I so enjoy being a father. It is my most important and satisfying job. I have a responsibility to my child to help her define how the rest of her experience will be tinted. That blows my mind, its an amazing thing to watch the transference of knowledge and perception to the only legacy that will matter on that last day.
We are very open-minded. We teach acceptance, it is a core principle. We try and teach logic and understanding-but an understanding that the current perception is transitive and based on personal experience, as experience changes so does perception. That seems heavy for an 8 year old but we observe the effects pretty commonly. She likes certain age-appropriate songs I find objectionable and she will advise “We all have our opinions, Dad, and in life, their will be differing opinions”, cool, that’s good logic.

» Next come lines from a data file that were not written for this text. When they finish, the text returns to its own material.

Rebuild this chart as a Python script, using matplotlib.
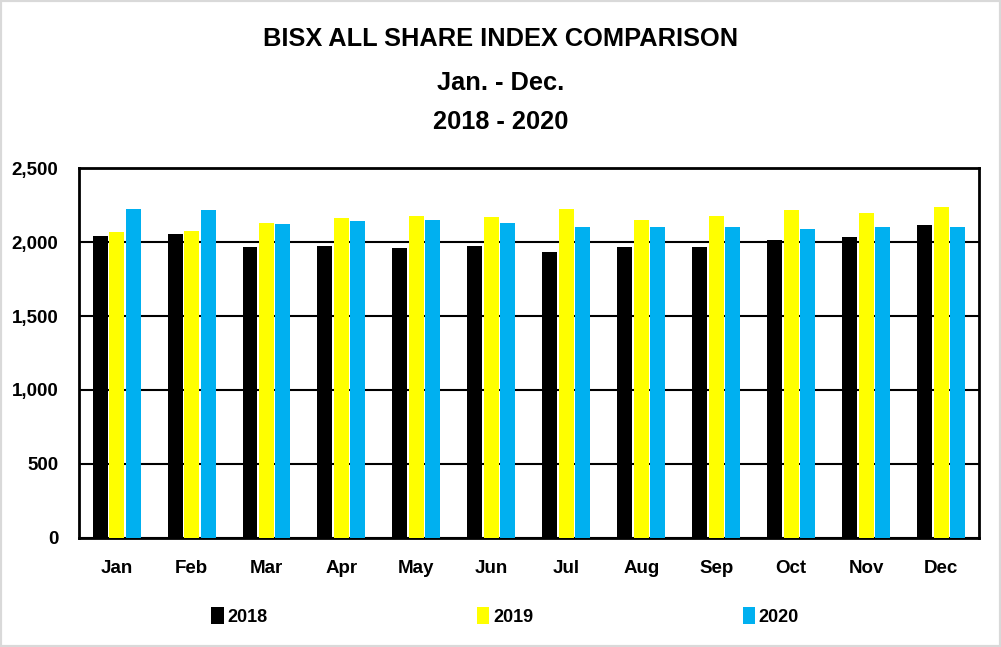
import matplotlib
matplotlib.use("Agg")
import matplotlib.pyplot as plt
from matplotlib.patches import Patch, Rectangle
import numpy as np

months = ["Jan", "Feb", "Mar", "Apr", "May", "Jun",
          "Jul", "Aug", "Sep", "Oct", "Nov", "Dec"]
series_names = ["2018", "2019", "2020"]
values_2018 = [2043, 2057, 1969, 1976, 1962, 1976, 1935, 1969, 1969, 2011, 2032, 2113]
values_2019 = [2066, 2072, 2126, 2160, 2174, 2167, 2221, 2147, 2174, 2214, 2194, 2234]
values_2020 = [2221, 2214, 2120, 2140, 2147, 2126, 2099, 2099, 2099, 2086, 2099, 2099]
colors = ["#000000", "#ffff00", "#00b0f0"]

plt.rcParams["font.family"] = ["Liberation Sans", "DejaVu Sans"]
plt.rcParams["font.weight"] = "bold"

fig = plt.figure(figsize=(10.01, 6.47), dpi=100)
fig.patches.append(Rectangle((0, 0), 1, 1, transform=fig.transFigure,
                             fill=False, edgecolor="#d9d9d9", linewidth=3))
ax = fig.add_axes([0.079, 0.1685, 0.8987, 0.5718])

x = np.arange(len(months))
width = 0.2
offsets = [-0.22, 0.0, 0.22]
for vals, off, col, name in zip([values_2018, values_2019, values_2020],
                                offsets, colors, series_names):
    ax.bar(x + off, vals, width, color=col, label=name, zorder=3)

ax.set_xlim(-0.5, len(months) - 0.5)
ax.set_ylim(0, 2500)
ax.set_yticks(np.arange(0, 2501, 500))
ax.set_yticklabels([f"{v:,}" for v in range(0, 2501, 500)])
ax.set_xticks(x)
ax.set_xticklabels(months)
ax.tick_params(axis="both", length=0, labelsize=13.5)
ax.tick_params(axis="x", pad=16)
ax.tick_params(axis="y", pad=15)
ax.yaxis.grid(True, color="black", linewidth=1.5, zorder=0)
for s in ax.spines.values():
    s.set_linewidth(2)
    s.set_color("black")

title_lines = ["BISX ALL SHARE INDEX COMPARISON", "Jan. - Dec.", "2018 - 2020"]
for line, y in zip(title_lines, [0.94, 0.872, 0.811]):
    fig.text(0.5, y, line, ha="center", va="center", fontsize=18.3, fontweight="bold")

handles = [Patch(facecolor=c, edgecolor="none") for c in colors]
fig.legend(handles, series_names, loc="center", bbox_to_anchor=(0.5045, 0.047),
           ncol=3, frameon=False, fontsize=13, handlelength=0.7, handleheight=1.0,
           handletextpad=0.2, columnspacing=11.6)

fig.savefig("out.png", dpi=100)
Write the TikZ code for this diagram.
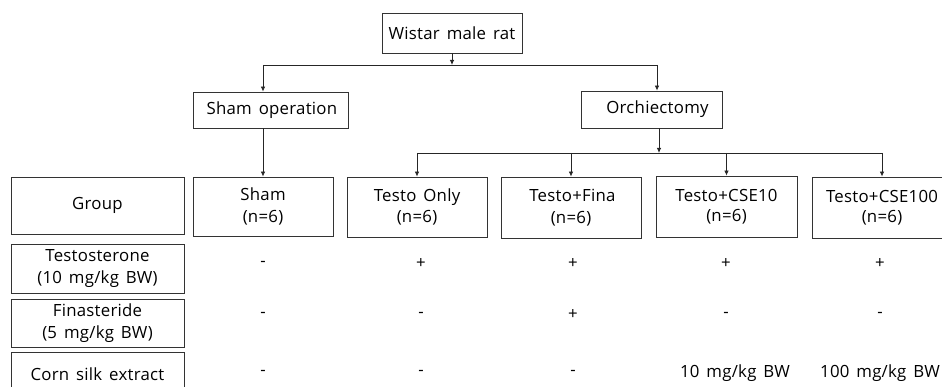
\documentclass[tikz,border=0pt]{standalone}
\usepackage{fontspec}
\setmainfont{Open Sans}[WordSpace=1.5, LetterSpace=1.5]
\usepackage{tikz}
\usetikzlibrary{arrows.meta}

\begin{document}
\begin{tikzpicture}[x=1pt, y=-1pt,
    box/.style={draw=black!80, line width=0.8pt, align=center, inner sep=0pt,
                font=\fontsize{16.8}{21.5}\selectfont},
    val/.style={font=\fontsize{16.8}{21.5}\selectfont},
    arr/.style={draw=black!85, line width=0.8pt, -{Latex[length=5pt,width=4.5pt]}},
    lin/.style={draw=black!85, line width=0.8pt}]
          \useasboundingbox (0,0) rectangle (942,387);
          \clip (0,0) rectangle (942,387);
          % tree
          \node[box, minimum width=140, minimum height=40] (rat) at (452,33) {Wistar male rat};
          \node[box, minimum width=155, minimum height=36] (shamop) at (270.5,110) {\,Sham operation};
          \node[box, minimum width=141, minimum height=37] (orch) at (651.5,109.5) {\hspace{12pt}Orchiectomy};
          % groups
          \node[box, minimum width=173, minimum height=57] (grp) at (97.5,205.5) {Group};
          \node[box, minimum width=140, minimum height=59] (sham) at (263,206.5) {Sham\\(n=6)};
          \node[box, minimum width=140, minimum height=60] (testo) at (417,207) {Testo Only\\(n=6)};
          \node[box, minimum width=140, minimum height=61] (fina) at (571,207.5) {\,Testo+Fina\\[1pt](n=6)};
          \node[box, minimum width=141, minimum height=61] (cse10) at (726.5,206.5) {Testo+CSE10\\[-2pt](n=6)};
          \node[box, minimum width=140, minimum height=61] (cse100) at (882,207.5) {Testo+CSE100\\[-2pt](n=6)};
          % row labels
          \node[box, minimum width=173, minimum height=49] (lbltesto) at (97.5,268.5) {Testosterone\\(10 mg/kg BW)};
          \node[box, minimum width=173, minimum height=48] (lblfina) at (97.5,323) {Finasteride\\(5 mg/kg BW)};
          \node[box, minimum width=173, minimum height=44] (lblcse) at (97.5,374) {Corn silk extract};
          % connectors
          \coordinate (j1) at (452,65);
          \coordinate (j2) at (659,153);
          \draw[arr] (rat.south -| j1) -- (j1);
          \draw[lin] (j1) -- (263,65) coordinate (jl);
          \draw[lin] (j1) -- (657,65) coordinate (jr);
          \draw[arr] (jl) -- (jl |- shamop.north);
          \draw[arr] (jr) -- (jr |- orch.north);
          \draw[arr] (shamop.south -| sham.north) -- (sham.north);
          \draw[arr] (orch.south -| j2) -- (j2);
          \draw[lin] (testo.north |- j2) -- (cse100.north |- j2);
          \draw[arr] (testo.north |- j2) -- (testo.north);
          \draw[arr] (fina.north |- j2) -- (fina.north);
          \draw[arr] (cse10.north |- j2) -- (cse10.north);
          \draw[arr] (cse100.north |- j2) -- (cse100.north);
          % values
          \node[val] (v11) at (263,264) {-};
          \node[val] (v12) at (421,264) {+};
          \node[val] (v13) at (573,264) {+};
          \node[val] (v14) at (726,264) {+};
          \node[val] (v15) at (880,264) {+};
          \node[val] (v21) at (263,315) {-};
          \node[val] (v22) at (421,315) {-};
          \node[val] (v23) at (573,315) {+};
          \node[val] (v24) at (726,315) {-};
          \node[val] (v25) at (880,315) {-};
          \node[val] (v31) at (263,373) {-};
          \node[val] (v32) at (421,373) {-};
          \node[val] (v33) at (573,373) {-};
          \node[val] (v34) at (735,373) {10 mg/kg BW};
          \node[val] (v35) at (880,373) {100 mg/kg BW};
        \end{tikzpicture}
\end{document}
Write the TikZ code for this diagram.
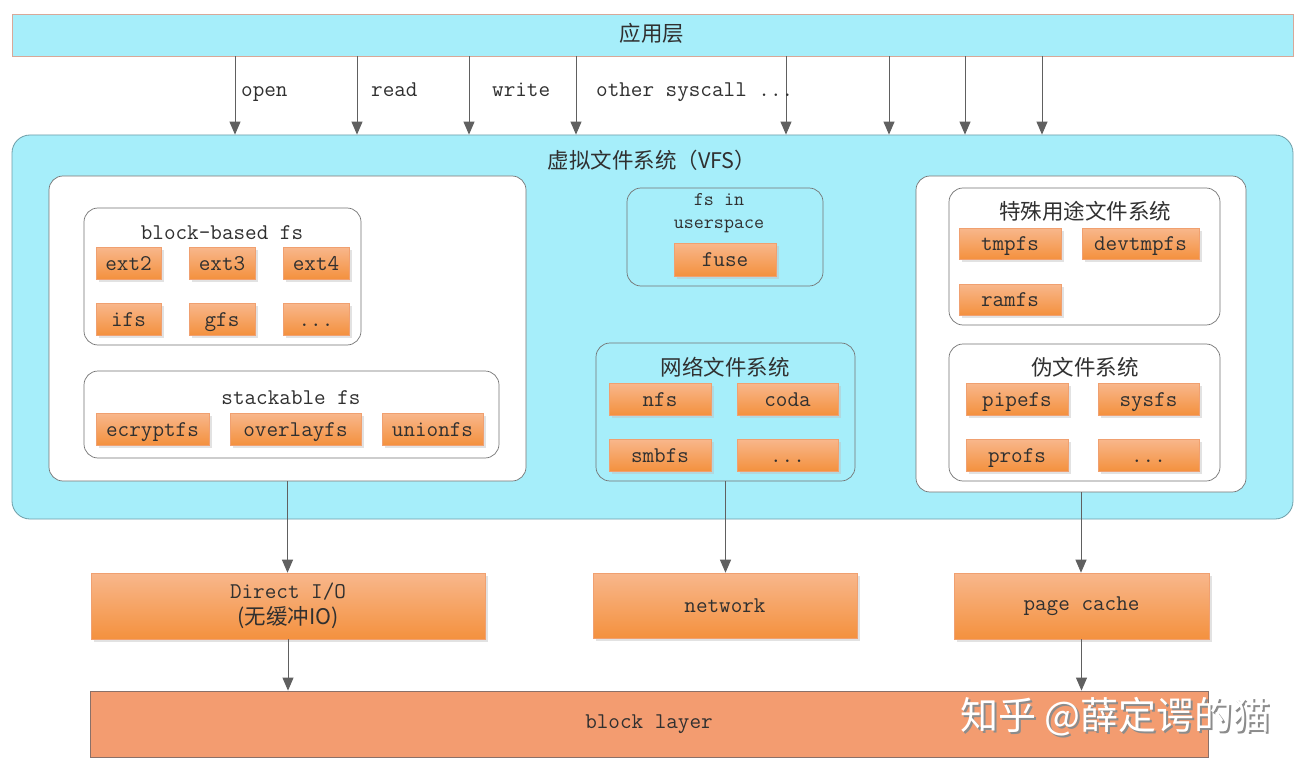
\documentclass[tikz,border=0pt]{standalone}
\usepackage{fontspec}
\newfontfamily\cjk{Noto Sans CJK SC}
\usetikzlibrary{arrows.meta,shadows}
\definecolor{cyanbg}{HTML}{A6EEFA}
\definecolor{topbd}{HTML}{D8A898}
\definecolor{vfsbd}{HTML}{6E9EA8}
\definecolor{ctbd}{HTML}{747474}
\definecolor{orgtop}{HTML}{F8B78C}
\definecolor{orgbot}{HTML}{F4913E}
\definecolor{orgbd}{HTML}{F0A070}
\definecolor{blkfill}{HTML}{F39C70}
\definecolor{blkbd}{HTML}{8A7068}
\definecolor{arrgray}{HTML}{606060}
\definecolor{txt}{HTML}{303030}
\newcommand\mytt{\fontsize{22.5}{26}\selectfont\ttfamily}
\newcommand\mycj{\fontsize{21.5}{26}\selectfont\cjk}
\tikzset{
  lbl/.style={inner sep=0pt, text=txt, font=\mytt},
  cjlbl/.style={inner sep=0pt, text=txt, font=\mycj},
  ob/.style={draw=orgbd, line width=0.6pt, top color=orgtop, bottom color=orgbot,
    inner sep=0pt, text=txt, font=\mytt, text height=15pt, text depth=1pt,
    drop shadow={shadow xshift=2.5pt, shadow yshift=-2.5pt, fill=black!25, opacity=.45}},
  big/.style={draw=orgbd, line width=0.6pt, top color=orgtop, bottom color=orgbot,
    inner sep=0pt, text=txt, font=\mytt, align=center,
    drop shadow={shadow xshift=2.5pt, shadow yshift=-2.5pt, fill=black!25, opacity=.45}},
  ct/.style={draw=ctbd, line width=0.7pt, rounded corners=14pt, inner sep=0pt},
  arr/.style={draw=arrgray, line width=1pt, -{Triangle[length=13pt,width=11pt]}, arrgray}
}
\begin{document}
\begin{tikzpicture}[x=1pt,y=-1pt]
\useasboundingbox (0,0) rectangle (1310,773);
\fill[white] (0,0) rectangle (1310,773);

% application layer
\node[draw=topbd, fill=cyanbg, line width=0.8pt, minimum width=1281pt, minimum height=42pt, inner sep=0pt] (app) at (652.5,35) {};
\node[cjlbl] (appt) at (652,33) {应用层};

% VFS
\node[draw=vfsbd, fill=cyanbg, line width=0.8pt, rounded corners=18pt, minimum width=1281pt, minimum height=384pt, inner sep=0pt] (vfs) at (652.5,327) {};
\node[cjlbl] (vfst) at (652,160) {虚拟文件系统（VFS）};

% syscall arrows
\foreach \x [count=\i] in {235,357,469,576,786,889,965,1042} {
  \coordinate (c\i) at (\x,0);
  \draw[arr] (app.south -| c\i) -- (vfs.north -| c\i);
}
\node[lbl, anchor=base west] (lopen) at (241,97) {open};
\node[lbl, anchor=base west] (lread) at (371,97) {read};
\node[lbl, anchor=base west] (lwrite) at (492,97) {write};
\node[lbl, anchor=base west] (lother) at (596,97) {other syscall ...};

% left white container
\node[ct, fill=white, minimum width=477pt, minimum height=305pt] (left) at (287.5,328.5) {};
\node[ct, fill=white, minimum width=277pt, minimum height=137pt] (bbfs) at (222.5,276.5) {};
\node[lbl, anchor=base] (bbfst) at (222,240) {block-based fs};
\node[ob, minimum width=65pt, minimum height=32pt] (ext2) at (128.5,263) {ext2};
\node[ob, minimum width=66pt, minimum height=32pt] (ext3) at (222,263) {ext3};
\node[ob, minimum width=66pt, minimum height=32pt] (ext4) at (316,263) {ext4};
\node[ob, minimum width=65pt, minimum height=32pt] (ifs) at (128.5,319) {ifs};
\node[ob, minimum width=66pt, minimum height=32pt] (gfs) at (222,319) {gfs};
\node[ob, minimum width=66pt, minimum height=32pt] (bdots) at (316,319) {...};

\node[ct, fill=white, minimum width=415pt, minimum height=87pt] (stk) at (291.5,414.5) {};
\node[lbl, anchor=base] (stkt) at (291,404) {stackable fs};
\node[ob, minimum width=113pt, minimum height=32pt] (ecr) at (152.5,429) {ecryptfs};
\node[ob, minimum width=131pt, minimum height=32pt] (ovl) at (295.5,429) {overlayfs};
\node[ob, minimum width=101pt, minimum height=32pt] (uni) at (432.5,429) {unionfs};

% fuse
\node[ct, minimum width=196pt, minimum height=98pt] (fusec) at (725,237) {};
\node[lbl, align=center, font=\fontsize{19.5}{23}\selectfont\ttfamily] (fuset) at (719,213) {fs in\\userspace};
\node[ob, minimum width=102pt, minimum height=33pt] (fuse) at (725,259.5) {fuse};

% network fs
\node[ct, minimum width=259pt, minimum height=138pt] (netc) at (725.5,412) {};
\node[cjlbl] (netct) at (725,367) {网络文件系统};
\node[ob, minimum width=102pt, minimum height=32pt] (nfs) at (660,399) {nfs};
\node[ob, minimum width=101pt, minimum height=32pt] (coda) at (787.5,399) {coda};
\node[ob, minimum width=102pt, minimum height=32pt] (smb) at (660,455) {smbfs};
\node[ob, minimum width=101pt, minimum height=32pt] (ndots) at (787.5,455) {...};

% right white container
\node[ct, fill=white, minimum width=330pt, minimum height=316pt] (right) at (1081,334) {};
\node[ct, fill=white, minimum width=271pt, minimum height=137pt] (spc) at (1084.5,256.5) {};
\node[cjlbl] (spct) at (1085,211) {特殊用途文件系统};
\node[ob, minimum width=102pt, minimum height=31pt] (tmp) at (1010,243.5) {tmpfs};
\node[ob, minimum width=117pt, minimum height=31pt] (dev) at (1140.5,243.5) {devtmpfs};
\node[ob, minimum width=102pt, minimum height=31pt] (ram) at (1010,299.5) {ramfs};

\node[ct, fill=white, minimum width=271pt, minimum height=137pt] (pse) at (1084.5,412.5) {};
\node[cjlbl] (pset) at (1085,367) {伪文件系统};
\node[ob, minimum width=102pt, minimum height=32pt] (pipe) at (1017,399) {pipefs};
\node[ob, minimum width=101pt, minimum height=32pt] (sys) at (1148.5,399) {sysfs};
\node[ob, minimum width=102pt, minimum height=32pt] (pro) at (1017,455) {profs};
\node[ob, minimum width=101pt, minimum height=32pt] (pdots) at (1148.5,455) {...};

% lower layers
\node[big, minimum width=394pt, minimum height=66pt] (dio) at (288,606) {Direct I/O\\{\mycj (无缓冲IO)}};
\node[big, minimum width=264pt, minimum height=65pt] (nw) at (725,605.5) {network};
\node[big, minimum width=255pt, minimum height=66pt] (pc) at (1081.5,606) {page cache};
\node[draw=blkbd, fill=blkfill, line width=0.8pt, minimum width=1118pt, minimum height=66pt, inner sep=0pt, text=txt, font=\mytt] (blk) at (649,724) {block layer};

\draw[arr] (left.south) -- (left.south |- dio.north);
\draw[arr] (netc.south) -- (netc.south |- nw.north);
\draw[arr] (right.south) -- (right.south |- pc.north);
\draw[arr] (dio.south) -- (dio.south |- blk.north);
\draw[arr] (pc.south) -- (pc.south |- blk.north);

% watermark
\node[inner sep=0pt, text=black!45, font=\fontsize{38}{42}\selectfont\cjk] (wms) at (1117.5,719) {知乎 @薛定谔的猫};
\node[inner sep=0pt, text=white, font=\fontsize{38}{42}\selectfont\cjk] (wm) at (1115.5,717) {知乎 @薛定谔的猫};
\end{tikzpicture}
\end{document}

We try and base our decisions on what is right and fair. We try to listen and understand the story before reacting.We try and teach that everything a human does is based on perception. Men kill men because of differing perceptions. You have to figure out your own truth to things. We teach action reaction, make a choice, good or bad there will be a repercussion. We try not to get angry when she chooses poorly, it is her cognizant decision to do something-she understood she was agreeing to the risk of punishment when he made the choice. There is the occasional disappointment with the choice that she made although the decisions themselves are relatively trivial at this age but the logic behind the choice is what I want her to understand. We use each incident as a learning experience.
When we pick D up, first thing she tells us is if she got in trouble for that day and if so why? What choices did she make? We discuss it, what was she thinking at the moment she made the decision. Then we figure out severity. The thing we cant abide is cruelty- so that is straight to bed no dinner, lay in your bed for 8 hours, write a letter describing why you did what you did and what you were feeling, etc, etc kinda infraction. Misbehaving, acting out, doing the occasional prank; some of that we chalk up to being a kid, some of that she gets in trouble for. We handle each situation independently.
Often i wonder if this stuff will last with her and if it is sinking in, but i think it is. I remember this time we were at a restaurant and Dorothy was two. We were nagging her to say no sir, yes ma’am, excuse me and so on and if you have met D, you know how that has worked out, she is very polite. But I remember someone giving us a hard time about her being to young to understand, that it was better to wait till she was older. All Sarah and I could think was, well if not now, when, what age do we start teaching our principles? This is how we have chosen to raise our daughter. And it’s cool. Sometimes I feel so over the top happy just girlishly giddy because I know her and have helped shape her.
We wont really know if any of this worked until much later down the road. But we have made conscience decisions to raise her in this manner. And we just really enjoy it.
I hope you enjoy your kids, cause does anything else matter? Really?